DAVENPORT, N.D. (Valley News Live): A Davenport, North Dakota family is confused, angry and questioning Cass County Environmental Health after they were told to put in a septic system, then told, it was the wrong system and needs to be redone. They called our whisleblower hotline because they say it's an issue they have been dealing with for several months.
The McGarry Family bought their home just a few years ago. Shortly after, they realized their septic system was not draining correctly.
"We hired a contractor and he told us he couldn't do anything until you hire a soil sample and that gets turned into Fargo Cass Public Health," said homeowner, Terry McGarry.
Fargo Cass Public Health is responsible for the design and permits of septic systems in Cass County. The government agency must inspect the area prior and after being installed. The McGarry's say they followed the steps by the county and had the system installed in October but in the spring, problems began.
"We ended up getting 3.5 inches of rain in a two day period," said McGarry. "It filled up our drain-field, filled up our pit, and went in the basement of our home."
McGarry called Fargo Cass Public Health and they came back out to his home where he received shocking news.
"The first thing he told us, I would have never put this system in and I don't know why you put this system in," said McGarry.
McGarry was told he should have had an above ground drain system. He and his wife say they invested about $5,000 in the system and the new system they will need will cost them about $15,000.
"It's a name blame game, one is blaming the soil sample and the soil guy is blaming environmental health and we keep going back and forth," said McGarry's wife, Lori.

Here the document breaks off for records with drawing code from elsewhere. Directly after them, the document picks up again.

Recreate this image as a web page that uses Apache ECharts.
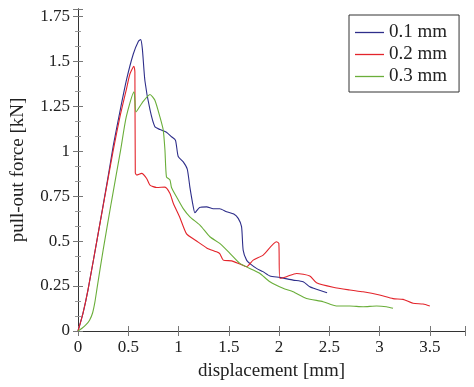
<!DOCTYPE html>
<html>
<head>
<meta charset="utf-8">
<script src="https://cdn.jsdelivr.net/npm/echarts@6/dist/echarts.min.js"></script>
<style>
  html, body { margin: 0; padding: 0; background: #fff; }
  #pullOut { width: 474px; height: 387px; }
</style>
</head>
<body>
<div id="pullOut"></div>
<script>
// measured curves, [displacement mm, force kN]
const names = ['0.1 mm', '0.2 mm', '0.3 mm']
const colors = ['#2e2e8a', '#e3242b', '#6aae3a']

const blue = [
  [0, 0], [0.05, 0.1], [0.1, 0.23], [0.2, 0.54], [0.3, 0.86], [0.351, 1.03], [0.417, 1.22],
  [0.484, 1.4], [0.55, 1.54], [0.6, 1.61], [0.623, 1.62], [0.64, 1.57], [0.666, 1.39],
  [0.716, 1.23], [0.765, 1.135], [0.815, 1.12], [0.88, 1.105], [0.93, 1.08], [0.97, 1.06],
  [0.997, 0.97], [1.047, 0.94], [1.087, 0.9], [1.113, 0.8], [1.147, 0.69], [1.163, 0.657],
  [1.21, 0.687], [1.28, 0.69], [1.345, 0.68], [1.41, 0.68], [1.478, 0.663], [1.55, 0.65],
  [1.594, 0.626], [1.627, 0.58], [1.643, 0.45], [1.677, 0.394], [1.72, 0.37], [1.776, 0.348],
  [1.84, 0.33], [1.909, 0.306], [2.008, 0.298], [2.14, 0.283], [2.24, 0.274], [2.306, 0.246],
  [2.373, 0.232], [2.478, 0.213]
]

const red = [
  [0, 0], [0.05, 0.1], [0.1, 0.23], [0.2, 0.54], [0.3, 0.85], [0.351, 1.006], [0.417, 1.19],
  [0.484, 1.35], [0.517, 1.43], [0.556, 1.472], [0.566, 1.44], [0.57, 0.88], [0.583, 0.867],
  [0.633, 0.876], [0.683, 0.848], [0.716, 0.811], [0.782, 0.798], [0.865, 0.8], [0.915, 0.765],
  [0.948, 0.71], [1.014, 0.63], [1.08, 0.54], [1.18, 0.5], [1.28, 0.462], [1.378, 0.44],
  [1.41, 0.43], [1.445, 0.394], [1.528, 0.39], [1.61, 0.372], [1.677, 0.357], [1.743, 0.394],
  [1.842, 0.422], [1.975, 0.496], [1.998, 0.487], [2.008, 0.293], [2.074, 0.302], [2.174, 0.32],
  [2.306, 0.306], [2.373, 0.268], [2.538, 0.243], [2.704, 0.228], [2.836, 0.218], [3.0, 0.2],
  [3.134, 0.18], [3.234, 0.176], [3.333, 0.154], [3.433, 0.15], [3.5, 0.139]
]

const green = [
  [0, 0], [0.04, 0.015], [0.08, 0.035], [0.115, 0.06], [0.145, 0.1], [0.168, 0.16],
  [0.19, 0.24], [0.25, 0.45], [0.33, 0.71], [0.424, 1.006], [0.48, 1.19], [0.557, 1.33],
  [0.566, 1.28], [0.577, 1.218], [0.64, 1.27], [0.716, 1.315], [0.765, 1.283], [0.815, 1.19],
  [0.848, 1.117], [0.865, 1.006], [0.88, 0.857], [0.915, 0.84], [0.93, 0.798], [0.98, 0.746],
  [1.047, 0.68], [1.113, 0.635], [1.213, 0.589], [1.312, 0.524], [1.41, 0.487], [1.511, 0.432],
  [1.61, 0.376], [1.743, 0.339], [1.81, 0.32], [1.909, 0.274], [2.04, 0.237], [2.14, 0.218],
  [2.273, 0.181], [2.438, 0.163], [2.571, 0.139], [2.704, 0.139], [2.836, 0.135], [2.97, 0.139],
  [3.068, 0.135], [3.134, 0.126]
]

const xTicks = [0, 0.5, 1, 1.5, 2, 2.5, 3, 3.5]
const yTicks = [0, 0.25, 0.5, 0.75, 1, 1.25, 1.5, 1.75]

const font = 'Liberation Serif'
const xMax = 3.85
const yMax = 1.79

let myChart = echarts.init(document.getElementById('pullOut'))

const axisLineOption = {show: true, lineStyle: {color: '#333', width: 1}}
const tickOption = {show: true, inside: true, length: 5, lineStyle: {color: '#777'}}
const minorOption = {show: true, splitNumber: 3, length: 3, lineStyle: {color: '#999'}}

function xAxisOf (pos, showLabel) {
  return {
    type: 'value', position: pos, min: 0, max: xMax, interval: 0.5,
    axisLine: axisLineOption, axisTick: tickOption, splitLine: {show: false},
    axisLabel: {
      show: showLabel, margin: 8, color: '#222', fontFamily: font, fontSize: 17,
      formatter: v => xTicks.includes(v) ? String(v) : ''
    },
    name: showLabel ? 'displacement [mm]' : '', nameLocation: 'middle', nameGap: 31,
    nameTextStyle: {color: '#222', fontFamily: font, fontSize: 19}
  }
}

function yAxisOf (pos, showLabel) {
  return {
    type: 'value', position: pos, min: 0, max: yMax, interval: 0.25,
    axisLine: axisLineOption, axisTick: tickOption, minorTick: minorOption, splitLine: {show: false},
    axisLabel: {
      show: showLabel, margin: 8, color: '#222', fontFamily: font, fontSize: 17,
      formatter: v => yTicks.includes(v) ? String(v) : ''
    },
    name: showLabel ? 'pull-out force [kN]' : '', nameLocation: 'middle', nameGap: 50,
    nameTextStyle: {color: '#222', fontFamily: font, fontSize: 19}
  }
}

const seriesData = [blue, red, green]

let option = {
  animation: false,
  grid: {left: 78, top: 9, right: 9, bottom: 56},
  legend: {
    data: names, left: 349, top: 15, orient: 'vertical',
    icon: 'rect', itemWidth: 29, itemHeight: 1.3, itemGap: 3, padding: [8, 12, 6, 6],
    borderColor: '#333', borderWidth: 1,
    textStyle: {fontFamily: font, fontSize: 19, color: '#222'}
  },
  xAxis: [xAxisOf('bottom', true), xAxisOf('top', false)],
  yAxis: [yAxisOf('left', true), yAxisOf('right', false)],
  series: seriesData.map((d, i) => ({
    name: names[i], type: 'line', data: d, symbol: 'none', smooth: 0.2,
    xAxisIndex: 0, yAxisIndex: 0,
    lineStyle: {color: colors[i], width: 1.1}, itemStyle: {color: colors[i]}
  }))
}
myChart.setOption(option)
</script>
</body>
</html>
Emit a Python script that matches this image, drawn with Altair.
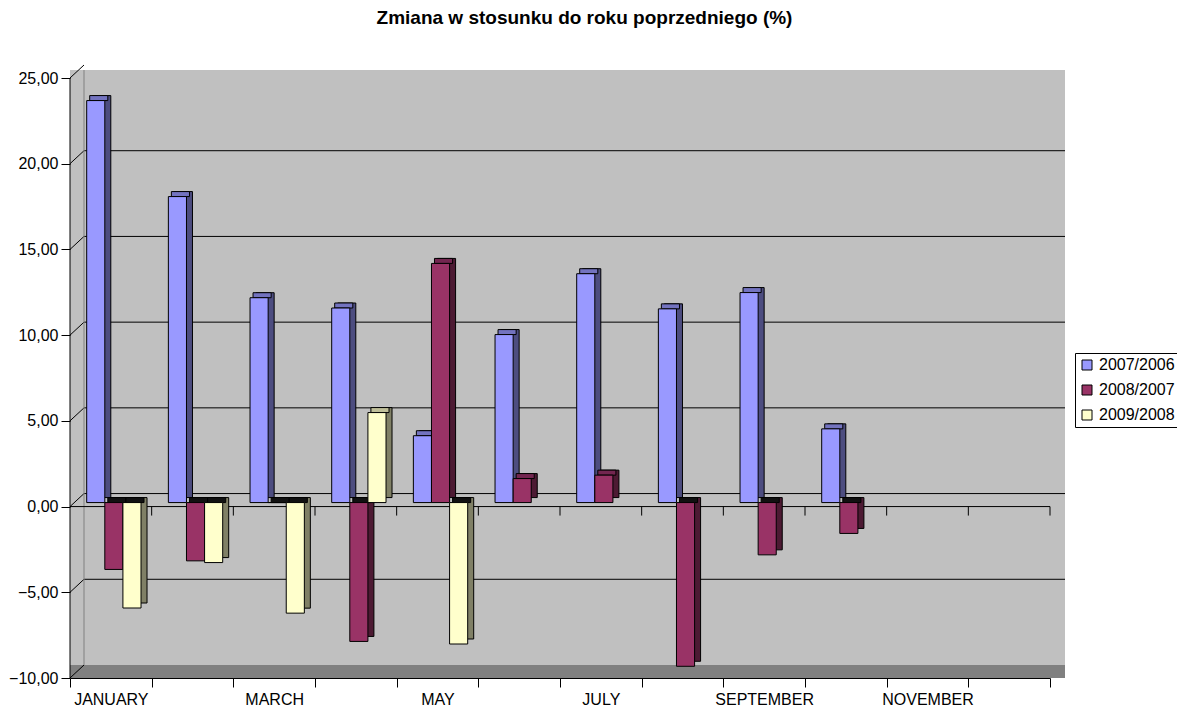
import altair as alt
import pandas as pd

months = ["JANUARY", "FEBRUARY", "MARCH", "APRIL", "MAY", "JUNE", "JULY",
          "AUGUST", "SEPTEMBER", "OCTOBER", "NOVEMBER", "DECEMBER"]
shown_labels = ["JANUARY", "MARCH", "MAY", "JULY", "SEPTEMBER", "NOVEMBER"]
series = ["2007/2006", "2008/2007", "2009/2008"]
v_0706 = [23.45, 17.85, 11.95, 11.35, 3.9, 9.8, 13.35, 11.3, 12.25, 4.3]
v_0807 = [-3.9, -3.4, 0.0, -8.1, 13.95, 1.4, 1.6, -9.55, -3.05, -1.8]
v_0908 = [-6.15, -3.5, -6.45, 5.25, -8.25]
y_ticks = [-10, -5, 0, 5, 10, 15, 20, 25]
grid_vals = [-5, 0, 5, 10, 15, 20]

front_colors = ["#9999FF", "#993366", "#FFFFCC"]
side_colors = ["#4D4D80", "#4D1A33", "#808066"]
top_colors = ["#7373BF", "#732650", "#BFBF99"]

FONT = "Liberation Sans, Arial"

rows = []
for si, vals in enumerate([v_0706, v_0807, v_0908]):
    for mi, v in enumerate(vals):
        rows.append({
            "month": months[mi], "series": series[si], "value": v, "zero": 0.0,
            "top": max(v, 0.0),
            "side": side_colors[si],
            "topc": top_colors[si] if v > 0 else "#111111",
        })
bars = pd.DataFrame(rows)

W, H = 995, 608
XR = 980
PPU = 600 / 35
yscale = alt.Scale(domain=[-10, 25 + 8 / PPU], nice=False, zero=False)
xscale = alt.Scale(domain=months, range=[0, XR], paddingInner=0, paddingOuter=0)

PO = 0.755
step = (XR / 12) / (3 + 2 * PO)
outer = 2 * PO * step
LEFT = 16.7  # left gap of front faces within a month band


def xo_scale(shift):
    return alt.Scale(domain=series, paddingInner=0, paddingOuter=PO,
                     align=min(1.0, (LEFT + shift) / outer))


yaxis = alt.Axis(title=None, values=y_ticks, domain=False, grid=False,
                 labelExpr="replace(format(datum.value, '.2f'), '.', ',')",
                 labelFontSize=16, labelFont=FONT, labelColor="black",
                 tickColor="black", tickSize=9, labelPadding=3)
xaxis = alt.Axis(title=None, labelAngle=0, tickBand="extent", tickSize=9,
                 labelExpr="indexof(" + str(shown_labels) + ", datum.label) >= 0 ? datum.label : ''",
                 labelFontSize=16, labelFont=FONT, labelColor="black",
                 tickColor="black", domainColor="black", labelPadding=4, grid=False)

X = alt.X("month:N", scale=xscale, sort=months, axis=xaxis)


def Y(f):
    return alt.Y(f, type="quantitative", scale=yscale, axis=yaxis)


grid_df = pd.DataFrame({"g": grid_vals})
tick_df = pd.DataFrame({"g": y_ticks})
floor_df = pd.DataFrame({"a": [-10.0], "b": [-10 + 13 / PPU]})
zero_df = pd.DataFrame({"z": [0.0], "top": [25.0], "bot": [-10.0]})
mdf = pd.DataFrame({"month": months, "z": [0.0] * 12})

floor = alt.Chart(floor_df).mark_rect(color="#808080").encode(
    x=alt.value(0), x2=alt.value(W), y=Y("a"), y2="b")

grid = alt.Chart(grid_df).mark_rule(color="black", strokeWidth=1, yOffset=-13).encode(
    x=alt.value(14), x2=alt.value(W), y=Y("g"))

connectors = alt.Chart(tick_df).mark_rule(color="black", strokeWidth=1, y2Offset=-13).encode(
    x=alt.value(0), x2=alt.value(14), y=Y("g"), y2="g")

wall_edge = alt.Chart(zero_df).mark_rule(color="#808080", strokeWidth=1).encode(
    x=alt.value(14), y=alt.value(0), y2=alt.value(H - 13))

left_axis = alt.Chart(zero_df).mark_rule(color="black", strokeWidth=1).encode(
    x=alt.value(0), y=Y("top"), y2="bot")

zero_line = alt.Chart(zero_df).mark_rule(color="black", strokeWidth=1).encode(
    x=alt.value(0), x2=alt.value(XR), y=Y("z"))

zero_ticks = alt.Chart(mdf).mark_rule(color="black", strokeWidth=1, y2Offset=9).encode(
    x=alt.X("month:N", scale=xscale, sort=months, axis=xaxis, bandPosition=1),
    y=Y("z"), y2="z")

base = alt.Chart(bars)
D = 6   # depth x
E = 5   # depth y
U = -4  # vertical shift (mid depth)

side = base.mark_bar(yOffset=U - E, y2Offset=U - E, stroke="black", strokeWidth=1).encode(
    x=X, xOffset=alt.XOffset("series:N", scale=xo_scale(D), sort=series),
    y=Y("value"), y2="zero", fill=alt.Fill("side:N", scale=None))

top = base.mark_bar(yOffset=U - E, y2Offset=U, stroke="black", strokeWidth=1).encode(
    x=X, xOffset=alt.XOffset("series:N", scale=xo_scale(D / 2), sort=series),
    y=Y("top"), y2="top", fill=alt.Fill("topc:N", scale=None))

front = base.mark_bar(yOffset=U, y2Offset=U, stroke="black", strokeWidth=1).encode(
    x=X, xOffset=alt.XOffset("series:N", scale=xo_scale(0), sort=series),
    y=Y("value"), y2="zero",
    fill=alt.Fill("series:N", sort=series,
                  scale=alt.Scale(domain=series, range=front_colors),
                  legend=alt.Legend(title=None)))

chart = alt.layer(floor, grid, connectors, wall_edge, zero_line, zero_ticks,
                  side, top, front, left_axis).resolve_scale(
    xOffset="independent", fill="independent"
).properties(
    width=W, height=H,
    title=alt.TitleParams("Zmiana w stosunku do roku poprzedniego (%)",
                          fontSize=19, fontWeight="bold", font=FONT,
                          anchor="middle", dx=17, offset=37, color="black"),
    autosize=alt.AutoSizeParams(type="none"),
    padding={"left": 62, "top": 62, "right": 112, "bottom": 30},
).configure_view(stroke=None, fill="#C0C0C0").configure_legend(
    orient="none", legendX=1005, legendY=283, strokeColor="black", fillColor="white",
    padding=4, symbolType="square", symbolSize=100, symbolStrokeColor="black",
    symbolStrokeWidth=1, labelFontSize=16, labelFont=FONT, labelColor="black",
    rowPadding=9, labelOffset=4, cornerRadius=0)

chart.save("out.html", embed_options={"renderer": "svg", "actions": False})
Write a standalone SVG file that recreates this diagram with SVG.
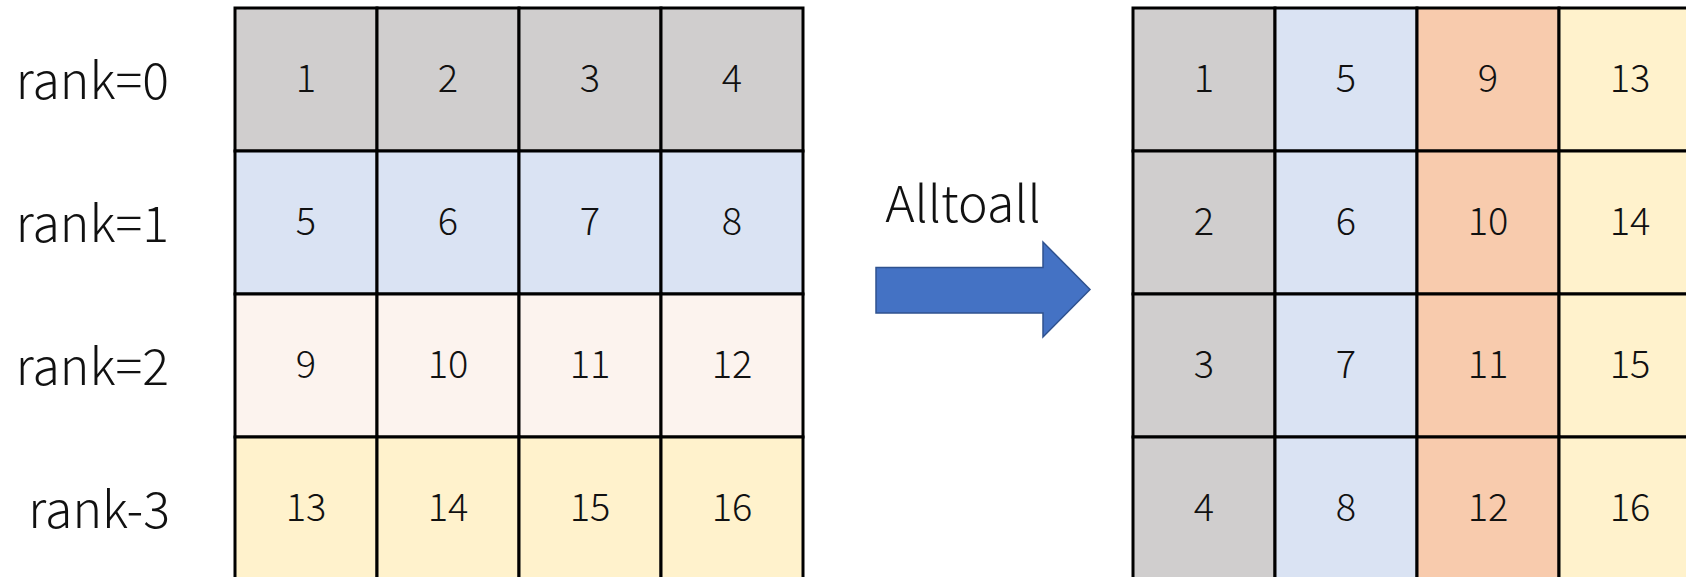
<svg xmlns="http://www.w3.org/2000/svg" width="1686" height="577" viewBox="0 0 1686 577">
<style>
.c{stroke:#000;stroke-width:3}
.g{fill:#D0CECE}.b{fill:#DAE3F3}.p{fill:#FCF3EE}.o{fill:#F8CBAD}.y{fill:#FFF2CC}
.n{font-family:"Noto Sans CJK JP","Noto Sans",sans-serif;font-weight:300;font-size:38px;fill:#111;text-anchor:middle}
.l{font-family:"Noto Sans CJK JP","Noto Sans",sans-serif;font-weight:300;font-size:50px;fill:#111}
</style>
<rect width="1686" height="577" fill="#fff"/>
<g id="labels">
<text class="l" x="169" y="98.5" text-anchor="end">rank=0</text>
<text class="l" x="169" y="241.5" text-anchor="end">rank=1</text>
<text class="l" x="169" y="384.5" text-anchor="end">rank=2</text>
<text class="l" x="170" y="527.5" text-anchor="end">rank-3</text>
<text class="l" x="963" y="222" text-anchor="middle" font-size="48">Alltoall</text>
</g>
<g id="left-grid">
<g id="L1"><rect class="c g" x="235" y="8" width="142" height="143"/><text class="n" x="306" y="92">1</text></g>
<g id="L2"><rect class="c g" x="377" y="8" width="142" height="143"/><text class="n" x="448" y="92">2</text></g>
<g id="L3"><rect class="c g" x="519" y="8" width="142" height="143"/><text class="n" x="590" y="92">3</text></g>
<g id="L4"><rect class="c g" x="661" y="8" width="142" height="143"/><text class="n" x="732" y="92">4</text></g>
<g id="L5"><rect class="c b" x="235" y="151" width="142" height="143"/><text class="n" x="306" y="235">5</text></g>
<g id="L6"><rect class="c b" x="377" y="151" width="142" height="143"/><text class="n" x="448" y="235">6</text></g>
<g id="L7"><rect class="c b" x="519" y="151" width="142" height="143"/><text class="n" x="590" y="235">7</text></g>
<g id="L8"><rect class="c b" x="661" y="151" width="142" height="143"/><text class="n" x="732" y="235">8</text></g>
<g id="L9"><rect class="c p" x="235" y="294" width="142" height="143"/><text class="n" x="306" y="378">9</text></g>
<g id="L10"><rect class="c p" x="377" y="294" width="142" height="143"/><text class="n" x="448" y="378">10</text></g>
<g id="L11"><rect class="c p" x="519" y="294" width="142" height="143"/><text class="n" x="590" y="378">11</text></g>
<g id="L12"><rect class="c p" x="661" y="294" width="142" height="143"/><text class="n" x="732" y="378">12</text></g>
<g id="L13"><rect class="c y" x="235" y="437" width="142" height="143"/><text class="n" x="306" y="521">13</text></g>
<g id="L14"><rect class="c y" x="377" y="437" width="142" height="143"/><text class="n" x="448" y="521">14</text></g>
<g id="L15"><rect class="c y" x="519" y="437" width="142" height="143"/><text class="n" x="590" y="521">15</text></g>
<g id="L16"><rect class="c y" x="661" y="437" width="142" height="143"/><text class="n" x="732" y="521">16</text></g>
</g>
<g id="right-grid">
<g id="R1"><rect class="c g" x="1133" y="8" width="142" height="143"/><text class="n" x="1204" y="92">1</text></g>
<g id="R5"><rect class="c b" x="1275" y="8" width="142" height="143"/><text class="n" x="1346" y="92">5</text></g>
<g id="R9"><rect class="c o" x="1417" y="8" width="142" height="143"/><text class="n" x="1488" y="92">9</text></g>
<g id="R13"><rect class="c y" x="1559" y="8" width="142" height="143"/><text class="n" x="1630" y="92">13</text></g>
<g id="R2"><rect class="c g" x="1133" y="151" width="142" height="143"/><text class="n" x="1204" y="235">2</text></g>
<g id="R6"><rect class="c b" x="1275" y="151" width="142" height="143"/><text class="n" x="1346" y="235">6</text></g>
<g id="R10"><rect class="c o" x="1417" y="151" width="142" height="143"/><text class="n" x="1488" y="235">10</text></g>
<g id="R14"><rect class="c y" x="1559" y="151" width="142" height="143"/><text class="n" x="1630" y="235">14</text></g>
<g id="R3"><rect class="c g" x="1133" y="294" width="142" height="143"/><text class="n" x="1204" y="378">3</text></g>
<g id="R7"><rect class="c b" x="1275" y="294" width="142" height="143"/><text class="n" x="1346" y="378">7</text></g>
<g id="R11"><rect class="c o" x="1417" y="294" width="142" height="143"/><text class="n" x="1488" y="378">11</text></g>
<g id="R15"><rect class="c y" x="1559" y="294" width="142" height="143"/><text class="n" x="1630" y="378">15</text></g>
<g id="R4"><rect class="c g" x="1133" y="437" width="142" height="143"/><text class="n" x="1204" y="521">4</text></g>
<g id="R8"><rect class="c b" x="1275" y="437" width="142" height="143"/><text class="n" x="1346" y="521">8</text></g>
<g id="R12"><rect class="c o" x="1417" y="437" width="142" height="143"/><text class="n" x="1488" y="521">12</text></g>
<g id="R16"><rect class="c y" x="1559" y="437" width="142" height="143"/><text class="n" x="1630" y="521">16</text></g>
</g>
<g id="connectors">
<polygon points="876,267.5 1043,267.5 1043,242 1090,289.5 1043,337 1043,313 876,313" fill="#4472C4" stroke="#2F528F" stroke-width="1.5"/>
</g>
</svg>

The McGarry's say their contractor did everything he was told by Public Health, but they questioned the design from Fargo Cass Public Health. They received a letter from the agency shortly after bringing up their concerns.
"Stating in the bottom of the letter, that after all this and they design and do everything, they don't guarantee the system will work and that is what they are going by," said Terry McGarry.
"We work really hard for what we have, and our proud of what we have and just don't have that type of money to be throwing around," said Lori McGarry.
Director of Environmental Health at Fargo Cass, Grant Larson says their inspectors are fully trained and mistakes are caught before the systems could be permitted.
"We inspect it, to make sure it is installed into code and regulation," said Larson.
He says the McGarry situation is unfortunate and everything was done right..
"It was installed according to code, everything installed according to specifications and everything, it was perfectly installed and we issued the permit, but what we can't do is for see unseasonable high ground water and that is what is happening at that facility," explained Larson.
Larson says the ground water changed overtime. He says they permitted the system off the soil test results and doesn't think his department, the soil sampler or the contractor made any mistakes. It's just an unforeseen circumstance.
"We have been documenting and installing systems for many many years and this is the one that has failed," said Larson. "According to code they do not fail, based on the soil results so this is an unfortunate unique circumstance."
But for the McGarry family they say this unfortunate circumstance is not helping them come up with the cost to put in the correct system. They are warning others to be aware.
"If you ever have to hire Cass Public or Environmental Health for anything, check, re check, double check everything they tell you you have to do," said Terry McGarry.
Fargo Cass Public Health says they are working with the family to help make sure they get the right system that will protect them and the environment.
We did reach out to the McGarry's soil sampler, but didn't hear back from him.